What is required:
Extract all lines that hold "this" from the records below.
BEGIN
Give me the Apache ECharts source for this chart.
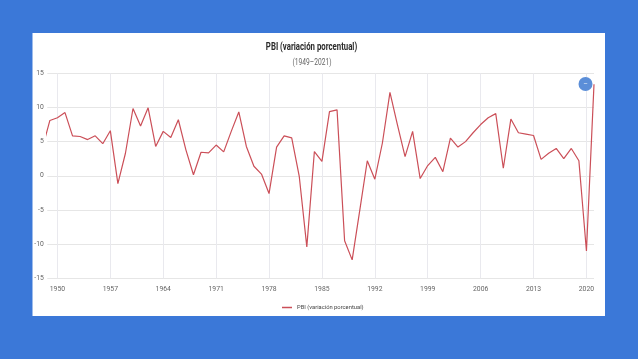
<!DOCTYPE html>
<html><head><meta charset="utf-8">
<style>html,body{margin:0;padding:0;background:#3b78d8;overflow:hidden}#c{width:638px;height:359px;filter:blur(0.45px)}</style>
<script src="https://cdn.jsdelivr.net/npm/echarts@6/dist/echarts.min.js"></script>
</head><body><div id="c"></div>
<script>
const years = [1948,1949,1950,1951,1952,1953,1954,1955,1956,1957,1958,1959,1960,1961,1962,1963,1964,1965,1966,1967,1968,1969,1970,1971,1972,1973,1974,1975,1976,1977,1978,1979,1980,1981,1982,1983,1984,1985,1986,1987,1988,1989,1990,1991,1992,1993,1994,1995,1996,1997,1998,1999,2000,2001,2002,2003,2004,2005,2006,2007,2008,2009,2010,2011,2012,2013,2014,2015,2016,2017,2018,2019,2020,2021];
const pbi = [4.0,8.1,8.5,9.25,5.85,5.75,5.3,5.85,4.7,6.6,-1.15,3.3,9.85,7.3,9.95,4.3,6.5,5.6,8.2,3.8,0.15,3.45,3.35,4.5,3.5,6.5,9.35,4.3,1.4,0.25,-2.6,4.2,5.85,5.55,-0.1,-10.4,3.55,2.1,9.4,9.65,-9.5,-12.3,-5.1,2.2,-0.5,4.8,12.2,7.4,2.8,6.5,-0.4,1.5,2.7,0.6,5.5,4.2,5.0,6.3,7.5,8.5,9.1,1.1,8.3,6.3,6.1,5.9,2.4,3.3,4.0,2.5,4.0,2.2,-11.0,13.4];
const xTicks = [1950,1957,1964,1971,1978,1985,1992,1999,2006,2013,2020];
const yMin = -15, yMax = 15, yStep = 5;
const chartTitle = 'PBI (variación porcentual)';
const chartSub = '(1949–2021)';
const font = 'Roboto,"Noto Sans",sans-serif';
const chart = echarts.init(document.getElementById('c'), null, {renderer:'canvas'});
chart.setOption({
  animation:false,
  backgroundColor:'#3b78d8',
  legend:{top:304.5,left:282,padding:0,itemWidth:10,itemHeight:1.5,itemGap:1,
    textStyle:{fontFamily:font,fontSize:5.8,color:'#444'},
    icon:'rect',data:['PBI (variación porcentual)']},
  grid:{left:47.3,right:44,top:73.3,bottom:80.7},
  xAxis:{type:'value',min:1948.66,max:2021,
    axisLine:{show:false},
    axisTick:{show:false,customValues:xTicks},
    axisLabel:{customValues:xTicks,formatter:v=>String(v),fontFamily:font,fontSize:6.8,color:'#666',margin:8},
    splitLine:{show:true,customValues:xTicks,lineStyle:{color:'#e9e9ee',width:1}}},
  yAxis:{type:'value',min:yMin,max:yMax,interval:yStep,
    axisLine:{show:false},axisTick:{show:false},
    axisLabel:{fontFamily:font,fontSize:6.8,color:'#666',margin:3.5},
    splitLine:{lineStyle:{color:'#e6e6e6',width:1}}},
  series:[{name:'PBI (variación porcentual)',type:'line',showSymbol:false,symbol:'none',clip:true,
    data:years.map((y,i)=>[y,pbi[i]]),
    lineStyle:{color:'#cb4f58',width:1.2},itemStyle:{color:'#cb4f58'}}],
  graphic:[
    {type:'rect',z:-1,silent:true,shape:{x:32.5,y:33,width:572.5,height:283},style:{fill:'#fff'}},
    {type:'text',z:10,silent:true,x:311.5,y:47,scaleX:0.71,style:{text:chartTitle,fill:'#2b2b2b',font:'bold 11px '+font,align:'center',verticalAlign:'middle'}},
    {type:'text',z:10,silent:true,x:312,y:62.5,scaleX:0.74,style:{text:chartSub,fill:'#666',font:'9px '+font,align:'center',verticalAlign:'middle'}},
    {type:'circle',z:100,silent:true,shape:{cx:585.5,cy:84,r:7},style:{fill:'#5b8ed8'}},
    {type:'text',z:101,silent:true,x:585.5,y:84,style:{text:'−',fill:'#dfe9f8',font:'8px '+font,align:'center',verticalAlign:'middle'}}
  ]
});
</script></body></html>
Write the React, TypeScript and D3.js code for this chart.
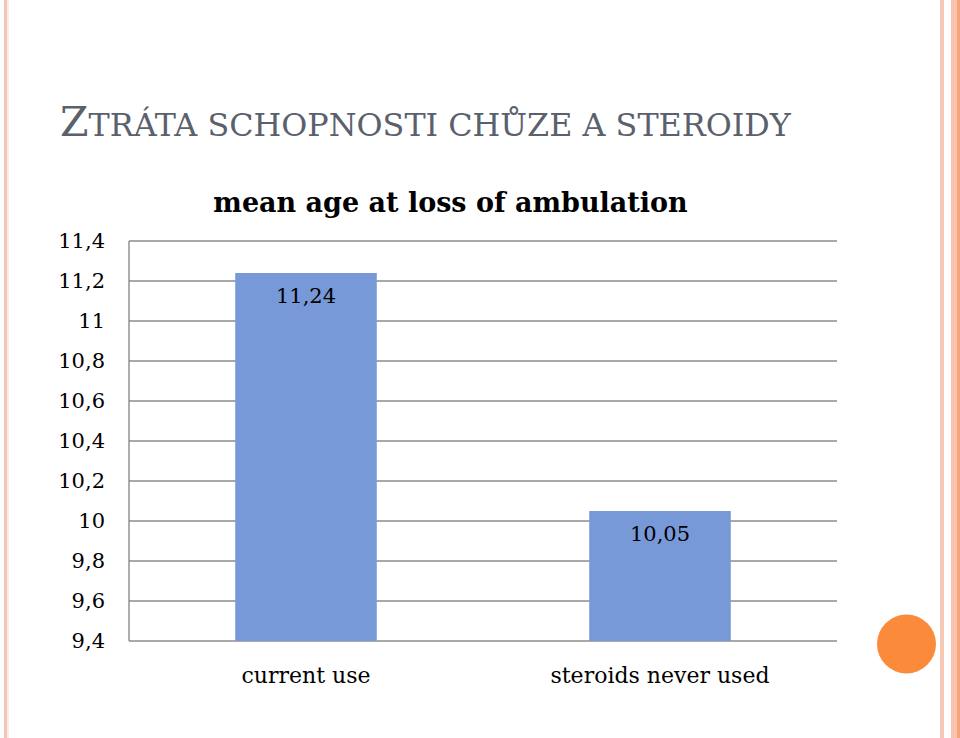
END
Task solution:
Give me the Apache ECharts source for this chart.
Write the React, TypeScript and D3.js code for this chart.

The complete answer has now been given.